Task to carry out: Nothing after the line with "price_fc_vals = [4294, 4500]" belongs in the copy; extract the lines below from the top through that line, pictures left out.

========

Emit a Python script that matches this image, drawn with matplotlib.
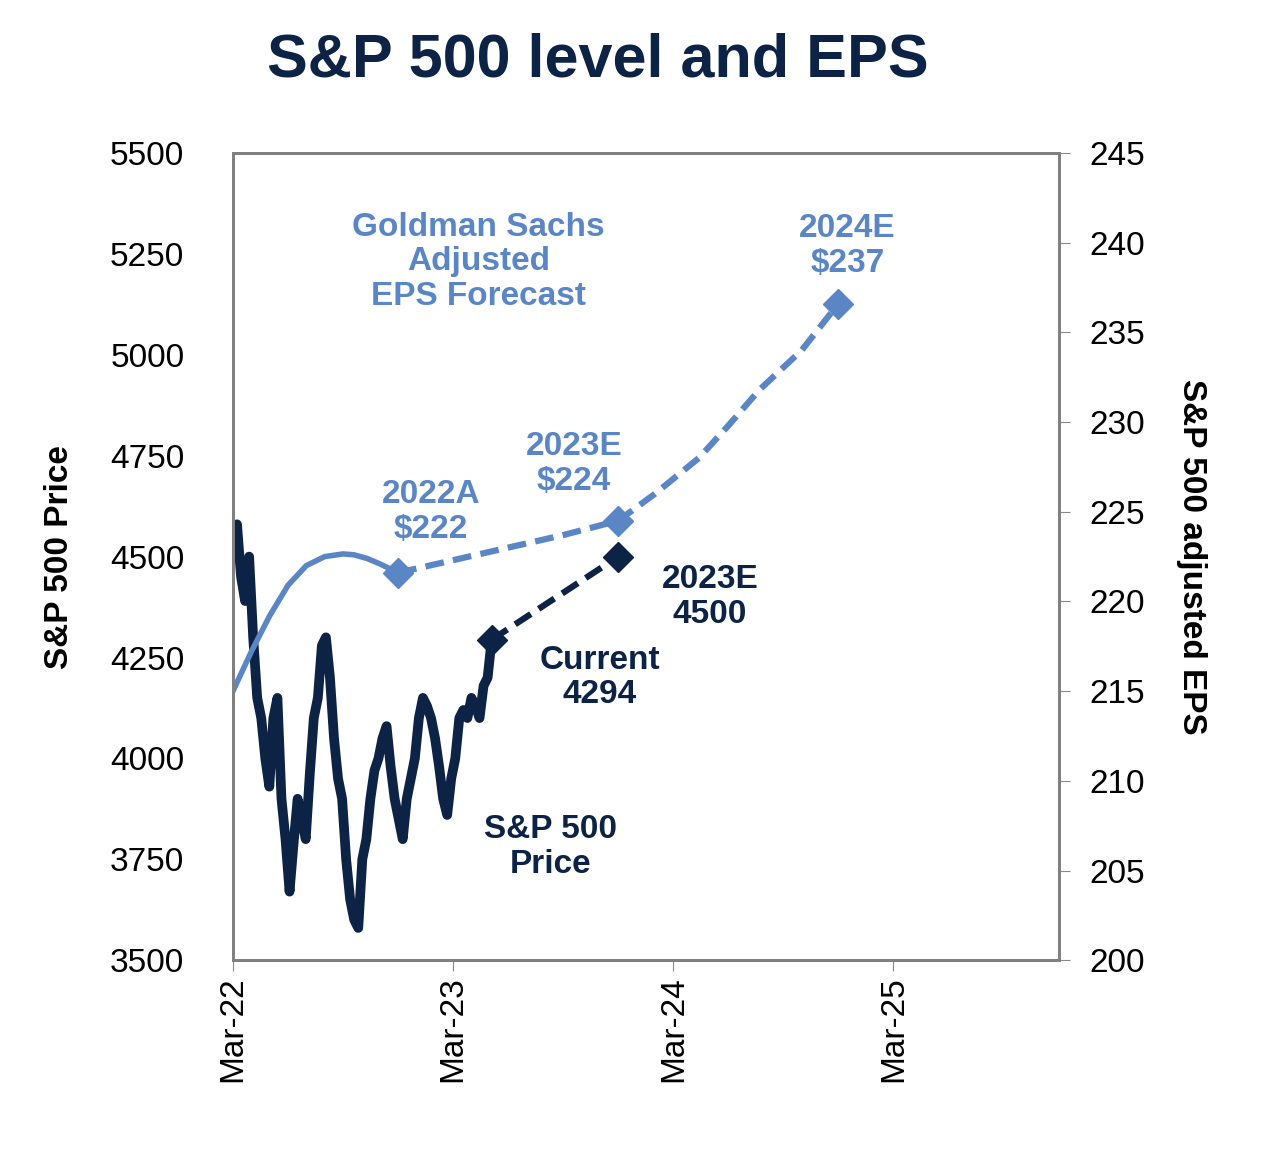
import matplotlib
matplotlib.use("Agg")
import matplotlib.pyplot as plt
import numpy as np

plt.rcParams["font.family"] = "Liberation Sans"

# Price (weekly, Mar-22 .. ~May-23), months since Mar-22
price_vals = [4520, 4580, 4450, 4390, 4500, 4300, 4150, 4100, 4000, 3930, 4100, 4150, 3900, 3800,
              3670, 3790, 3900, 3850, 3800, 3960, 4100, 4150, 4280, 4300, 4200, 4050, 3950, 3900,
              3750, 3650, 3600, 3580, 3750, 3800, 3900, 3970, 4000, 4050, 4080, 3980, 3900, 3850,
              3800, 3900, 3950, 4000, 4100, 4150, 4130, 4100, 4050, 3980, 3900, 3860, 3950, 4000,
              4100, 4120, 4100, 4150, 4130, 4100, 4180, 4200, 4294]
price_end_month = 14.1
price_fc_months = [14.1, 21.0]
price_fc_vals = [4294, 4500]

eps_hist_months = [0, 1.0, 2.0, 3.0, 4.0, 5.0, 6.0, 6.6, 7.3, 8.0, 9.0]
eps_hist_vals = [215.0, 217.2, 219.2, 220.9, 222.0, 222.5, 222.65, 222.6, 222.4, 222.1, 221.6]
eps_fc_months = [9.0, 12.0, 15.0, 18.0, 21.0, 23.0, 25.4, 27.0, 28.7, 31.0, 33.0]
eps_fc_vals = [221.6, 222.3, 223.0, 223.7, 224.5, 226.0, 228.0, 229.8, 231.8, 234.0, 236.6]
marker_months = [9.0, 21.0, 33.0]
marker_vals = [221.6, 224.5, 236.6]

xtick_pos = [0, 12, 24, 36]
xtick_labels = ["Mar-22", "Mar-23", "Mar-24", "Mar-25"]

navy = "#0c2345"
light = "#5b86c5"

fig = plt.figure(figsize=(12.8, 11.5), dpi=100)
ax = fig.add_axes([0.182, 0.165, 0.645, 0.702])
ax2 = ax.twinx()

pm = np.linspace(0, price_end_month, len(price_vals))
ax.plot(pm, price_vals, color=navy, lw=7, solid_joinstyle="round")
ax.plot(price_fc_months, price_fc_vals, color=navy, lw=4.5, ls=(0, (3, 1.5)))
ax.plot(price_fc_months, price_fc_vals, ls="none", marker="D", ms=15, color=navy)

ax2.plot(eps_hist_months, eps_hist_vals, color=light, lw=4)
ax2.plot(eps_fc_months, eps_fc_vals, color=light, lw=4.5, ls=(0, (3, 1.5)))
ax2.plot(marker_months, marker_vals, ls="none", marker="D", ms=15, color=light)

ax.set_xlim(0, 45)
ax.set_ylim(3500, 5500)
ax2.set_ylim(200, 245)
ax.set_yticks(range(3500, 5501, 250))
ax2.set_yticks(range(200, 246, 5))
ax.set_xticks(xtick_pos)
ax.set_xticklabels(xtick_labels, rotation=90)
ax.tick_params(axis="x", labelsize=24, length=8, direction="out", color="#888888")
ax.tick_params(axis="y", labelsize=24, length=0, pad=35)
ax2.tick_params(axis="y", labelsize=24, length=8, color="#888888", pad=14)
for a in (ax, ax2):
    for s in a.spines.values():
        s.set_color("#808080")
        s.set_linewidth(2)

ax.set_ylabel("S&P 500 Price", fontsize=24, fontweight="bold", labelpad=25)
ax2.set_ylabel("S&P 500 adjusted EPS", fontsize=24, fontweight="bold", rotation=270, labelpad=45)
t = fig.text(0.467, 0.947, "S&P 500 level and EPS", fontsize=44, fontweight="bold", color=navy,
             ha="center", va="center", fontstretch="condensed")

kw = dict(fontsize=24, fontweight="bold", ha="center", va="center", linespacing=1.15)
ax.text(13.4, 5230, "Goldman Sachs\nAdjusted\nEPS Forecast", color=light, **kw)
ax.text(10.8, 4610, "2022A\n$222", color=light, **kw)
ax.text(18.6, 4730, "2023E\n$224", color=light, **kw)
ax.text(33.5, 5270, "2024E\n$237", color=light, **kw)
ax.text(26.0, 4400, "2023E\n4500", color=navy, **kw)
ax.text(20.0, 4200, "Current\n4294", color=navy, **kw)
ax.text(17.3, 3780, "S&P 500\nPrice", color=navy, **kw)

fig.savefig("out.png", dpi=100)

========

Result for this task:
Emit a Python script that matches this image, drawn with matplotlib.
import matplotlib
matplotlib.use("Agg")
import matplotlib.pyplot as plt
import numpy as np

plt.rcParams["font.family"] = "Liberation Sans"

# Price (weekly, Mar-22 .. ~May-23), months since Mar-22
price_vals = [4520, 4580, 4450, 4390, 4500, 4300, 4150, 4100, 4000, 3930, 4100, 4150, 3900, 3800,
              3670, 3790, 3900, 3850, 3800, 3960, 4100, 4150, 4280, 4300, 4200, 4050, 3950, 3900,
              3750, 3650, 3600, 3580, 3750, 3800, 3900, 3970, 4000, 4050, 4080, 3980, 3900, 3850,
              3800, 3900, 3950, 4000, 4100, 4150, 4130, 4100, 4050, 3980, 3900, 3860, 3950, 4000,
              4100, 4120, 4100, 4150, 4130, 4100, 4180, 4200, 4294]
price_end_month = 14.1
price_fc_months = [14.1, 21.0]
price_fc_vals = [4294, 4500]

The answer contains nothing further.